John Rowand, Hudson’s Bay Company chief factor, fur trader (born circa 1787 in Montreal; died 30 May 1854 in Fort Pitt). John Rowand was a fur trader with the North West Company (NWC) and the Hudson’s Bay Company (HBC). He was appointed HBC chief factor of Fort Edmonton in 1826.
Early Life and Career
John Rowand was born in Montreal, where his father, Dr. John Rowand, was assistant-surgeon at the Hôtel-Dieu de Montréal hospital. When he was 16 years old, Rowand became an apprentice clerk for McTavish, Frobisher, and Co — partners in the North West Company (NWC).
In 1803, shortly after joining the NWC, Rowand was posted to Fort Augustus (moved and renamed Fort Edmonton after the NWC merged with the Hudon’s Bay Company). About 1810, Rowand broke his leg during a bison hunt and was rescued by Louise Umfreville, who nursed him back to health. Louise was the daughter of an English fur trader and a Cree woman. Not long after, the couple married à la façon du pays, or “according to the custom of the country.”
Chief Factor with the Hudson’s Bay Company
John Rowand became a partner of the NWC in 1820. After the NWC merged with its rival, the Hudson’s Bay Company, in 1821, Rowand became chief trader for the HBC, managing Fort Edmonton’s food and fur trade (see also Fur Trade Routes). In 1823, he gained command of the HBC’s Saskatchewan district, which was headquartered at Fort Edmonton.
In 1826, Rowand was promoted to chief factor. He held this position until his death almost 30 years later.

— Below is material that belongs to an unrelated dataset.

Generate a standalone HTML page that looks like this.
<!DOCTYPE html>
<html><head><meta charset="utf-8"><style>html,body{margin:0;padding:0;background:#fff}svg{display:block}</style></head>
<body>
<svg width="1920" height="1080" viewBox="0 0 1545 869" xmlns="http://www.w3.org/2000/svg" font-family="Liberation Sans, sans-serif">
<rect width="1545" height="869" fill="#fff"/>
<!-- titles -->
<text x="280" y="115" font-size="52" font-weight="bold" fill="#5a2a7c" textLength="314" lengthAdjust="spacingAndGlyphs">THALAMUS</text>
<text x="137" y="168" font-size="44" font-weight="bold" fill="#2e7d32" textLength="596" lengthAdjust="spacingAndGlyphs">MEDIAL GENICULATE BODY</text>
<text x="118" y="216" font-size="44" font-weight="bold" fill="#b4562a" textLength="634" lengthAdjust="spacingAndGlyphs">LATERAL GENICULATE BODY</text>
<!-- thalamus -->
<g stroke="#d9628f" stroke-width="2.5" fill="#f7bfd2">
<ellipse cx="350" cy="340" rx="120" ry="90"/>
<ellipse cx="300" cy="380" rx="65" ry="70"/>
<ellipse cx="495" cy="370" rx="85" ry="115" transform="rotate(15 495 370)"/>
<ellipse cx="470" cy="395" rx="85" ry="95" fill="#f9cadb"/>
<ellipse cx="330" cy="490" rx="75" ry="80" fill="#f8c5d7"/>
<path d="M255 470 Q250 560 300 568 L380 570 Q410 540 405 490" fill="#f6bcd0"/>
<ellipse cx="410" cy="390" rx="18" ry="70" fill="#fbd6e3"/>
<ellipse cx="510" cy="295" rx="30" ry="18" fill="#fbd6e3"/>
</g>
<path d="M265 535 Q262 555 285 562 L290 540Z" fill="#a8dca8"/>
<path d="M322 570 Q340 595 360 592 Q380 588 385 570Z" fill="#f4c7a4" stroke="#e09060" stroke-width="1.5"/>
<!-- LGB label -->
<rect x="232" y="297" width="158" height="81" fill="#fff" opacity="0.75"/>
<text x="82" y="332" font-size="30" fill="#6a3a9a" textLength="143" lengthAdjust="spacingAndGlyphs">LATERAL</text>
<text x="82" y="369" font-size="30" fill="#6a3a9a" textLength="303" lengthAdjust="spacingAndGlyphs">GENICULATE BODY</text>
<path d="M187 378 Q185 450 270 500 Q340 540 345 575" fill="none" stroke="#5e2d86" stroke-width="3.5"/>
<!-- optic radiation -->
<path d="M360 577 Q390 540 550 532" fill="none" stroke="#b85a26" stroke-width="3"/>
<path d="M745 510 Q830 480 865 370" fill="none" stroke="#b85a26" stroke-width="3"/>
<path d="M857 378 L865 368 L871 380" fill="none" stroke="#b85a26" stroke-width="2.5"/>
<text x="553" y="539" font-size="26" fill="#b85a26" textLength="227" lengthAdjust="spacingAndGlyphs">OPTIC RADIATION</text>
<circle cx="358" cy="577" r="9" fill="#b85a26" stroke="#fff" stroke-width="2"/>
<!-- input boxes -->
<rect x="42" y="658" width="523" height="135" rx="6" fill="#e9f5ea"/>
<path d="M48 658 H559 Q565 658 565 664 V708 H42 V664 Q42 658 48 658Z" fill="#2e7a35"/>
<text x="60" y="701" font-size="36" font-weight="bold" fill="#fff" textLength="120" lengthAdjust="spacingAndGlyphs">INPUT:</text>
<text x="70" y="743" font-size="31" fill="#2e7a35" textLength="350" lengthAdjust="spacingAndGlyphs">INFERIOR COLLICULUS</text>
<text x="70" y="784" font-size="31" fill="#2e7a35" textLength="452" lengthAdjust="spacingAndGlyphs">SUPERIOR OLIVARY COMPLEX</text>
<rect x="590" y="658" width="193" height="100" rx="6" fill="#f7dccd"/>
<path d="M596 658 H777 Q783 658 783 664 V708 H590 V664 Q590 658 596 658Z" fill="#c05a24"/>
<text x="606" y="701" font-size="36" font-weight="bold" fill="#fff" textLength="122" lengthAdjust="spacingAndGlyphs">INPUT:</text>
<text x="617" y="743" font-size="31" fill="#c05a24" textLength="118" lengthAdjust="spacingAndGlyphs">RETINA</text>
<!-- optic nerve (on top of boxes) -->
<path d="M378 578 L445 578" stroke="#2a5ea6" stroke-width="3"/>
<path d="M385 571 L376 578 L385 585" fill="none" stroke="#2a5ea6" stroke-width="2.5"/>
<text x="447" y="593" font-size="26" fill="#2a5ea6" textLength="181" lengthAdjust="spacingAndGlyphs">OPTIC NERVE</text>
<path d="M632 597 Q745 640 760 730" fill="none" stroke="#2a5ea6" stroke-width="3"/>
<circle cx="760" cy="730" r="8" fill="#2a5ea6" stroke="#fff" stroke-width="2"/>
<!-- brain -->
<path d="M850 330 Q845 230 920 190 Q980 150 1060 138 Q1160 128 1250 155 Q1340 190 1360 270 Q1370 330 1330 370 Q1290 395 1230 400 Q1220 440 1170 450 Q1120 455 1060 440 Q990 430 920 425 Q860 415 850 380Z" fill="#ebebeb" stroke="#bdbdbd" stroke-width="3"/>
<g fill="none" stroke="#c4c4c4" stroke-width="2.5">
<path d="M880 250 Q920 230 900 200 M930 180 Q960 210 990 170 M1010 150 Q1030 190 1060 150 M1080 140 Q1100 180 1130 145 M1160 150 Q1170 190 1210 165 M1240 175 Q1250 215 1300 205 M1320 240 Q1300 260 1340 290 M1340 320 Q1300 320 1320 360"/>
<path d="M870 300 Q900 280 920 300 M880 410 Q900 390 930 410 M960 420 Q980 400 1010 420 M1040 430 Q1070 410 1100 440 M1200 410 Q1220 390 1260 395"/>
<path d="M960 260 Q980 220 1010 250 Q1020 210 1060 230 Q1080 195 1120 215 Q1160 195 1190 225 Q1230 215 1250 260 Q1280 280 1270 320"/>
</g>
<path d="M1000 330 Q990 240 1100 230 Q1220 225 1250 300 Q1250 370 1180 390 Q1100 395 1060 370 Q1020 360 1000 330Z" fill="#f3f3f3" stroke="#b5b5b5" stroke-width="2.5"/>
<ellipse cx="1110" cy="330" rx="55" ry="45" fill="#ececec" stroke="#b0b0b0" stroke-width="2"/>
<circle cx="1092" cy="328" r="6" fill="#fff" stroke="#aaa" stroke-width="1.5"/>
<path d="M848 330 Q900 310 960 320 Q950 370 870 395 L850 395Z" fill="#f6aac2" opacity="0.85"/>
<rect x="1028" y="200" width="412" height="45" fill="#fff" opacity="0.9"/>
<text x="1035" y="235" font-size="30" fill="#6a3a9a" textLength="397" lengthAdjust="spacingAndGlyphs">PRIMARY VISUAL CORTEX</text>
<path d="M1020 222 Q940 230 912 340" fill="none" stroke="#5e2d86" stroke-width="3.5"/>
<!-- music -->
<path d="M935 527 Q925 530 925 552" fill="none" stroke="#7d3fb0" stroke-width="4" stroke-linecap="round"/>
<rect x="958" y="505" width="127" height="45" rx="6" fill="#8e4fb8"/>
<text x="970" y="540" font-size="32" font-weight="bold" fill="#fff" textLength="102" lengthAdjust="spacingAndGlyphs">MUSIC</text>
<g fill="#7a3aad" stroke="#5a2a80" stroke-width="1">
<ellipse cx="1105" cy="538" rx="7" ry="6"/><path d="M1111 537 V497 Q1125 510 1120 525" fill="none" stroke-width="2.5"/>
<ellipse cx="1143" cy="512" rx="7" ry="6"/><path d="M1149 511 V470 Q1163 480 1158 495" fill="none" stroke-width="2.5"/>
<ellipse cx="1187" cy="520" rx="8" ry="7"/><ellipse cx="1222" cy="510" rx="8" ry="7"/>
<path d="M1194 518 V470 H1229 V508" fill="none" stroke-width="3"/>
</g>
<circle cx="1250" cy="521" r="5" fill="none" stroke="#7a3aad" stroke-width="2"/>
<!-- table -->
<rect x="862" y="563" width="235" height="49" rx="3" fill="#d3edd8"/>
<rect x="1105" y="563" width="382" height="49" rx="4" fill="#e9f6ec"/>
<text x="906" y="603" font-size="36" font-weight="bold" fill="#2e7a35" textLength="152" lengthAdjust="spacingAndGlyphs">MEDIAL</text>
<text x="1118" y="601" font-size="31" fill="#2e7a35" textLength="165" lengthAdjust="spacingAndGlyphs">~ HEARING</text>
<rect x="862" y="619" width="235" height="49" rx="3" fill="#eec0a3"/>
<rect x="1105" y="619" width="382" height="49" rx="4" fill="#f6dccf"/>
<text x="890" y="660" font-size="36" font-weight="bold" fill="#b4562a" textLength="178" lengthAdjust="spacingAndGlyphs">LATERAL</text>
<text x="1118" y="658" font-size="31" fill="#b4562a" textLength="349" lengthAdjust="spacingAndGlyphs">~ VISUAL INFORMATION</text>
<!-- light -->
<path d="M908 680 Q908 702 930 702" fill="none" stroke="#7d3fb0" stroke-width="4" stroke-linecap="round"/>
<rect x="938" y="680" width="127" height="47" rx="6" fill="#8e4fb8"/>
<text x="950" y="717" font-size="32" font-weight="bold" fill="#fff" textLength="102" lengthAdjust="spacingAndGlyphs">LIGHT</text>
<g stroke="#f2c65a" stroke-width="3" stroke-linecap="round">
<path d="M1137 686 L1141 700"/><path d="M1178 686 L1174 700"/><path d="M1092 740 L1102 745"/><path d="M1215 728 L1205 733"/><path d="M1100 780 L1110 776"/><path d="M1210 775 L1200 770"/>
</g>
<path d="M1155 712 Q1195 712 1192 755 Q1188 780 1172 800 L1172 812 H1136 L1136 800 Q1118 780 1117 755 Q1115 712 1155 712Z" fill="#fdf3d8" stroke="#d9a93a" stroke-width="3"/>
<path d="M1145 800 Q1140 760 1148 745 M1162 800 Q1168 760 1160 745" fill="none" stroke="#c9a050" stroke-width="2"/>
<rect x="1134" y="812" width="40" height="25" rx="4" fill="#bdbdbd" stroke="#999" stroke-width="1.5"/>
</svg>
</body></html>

HBC governor George Simpson, considered Rowand to be “one of the most pushing bustling Men in the Service... warm hearted and friendly in an extraordinary degree.” Known as “Iron Shirt” or “Big Mountain” by First Nations, Rowand’s fairness, bravery and business acumen made him the single most influential settler on the plains during his time.
Personal Life and Family
John Rowand and his wife, Louise, had three boys and four girls. Rowand’s youngest son died while at school in Red River in 1835. His son John Jr. became an HBC officer and his son Alexander a doctor. Rowand’s daughter Nancy married chief trader John Edward Harriott.
Rowand’s wife, Louise, died in 1849 and his daughter Nancy died in 1850.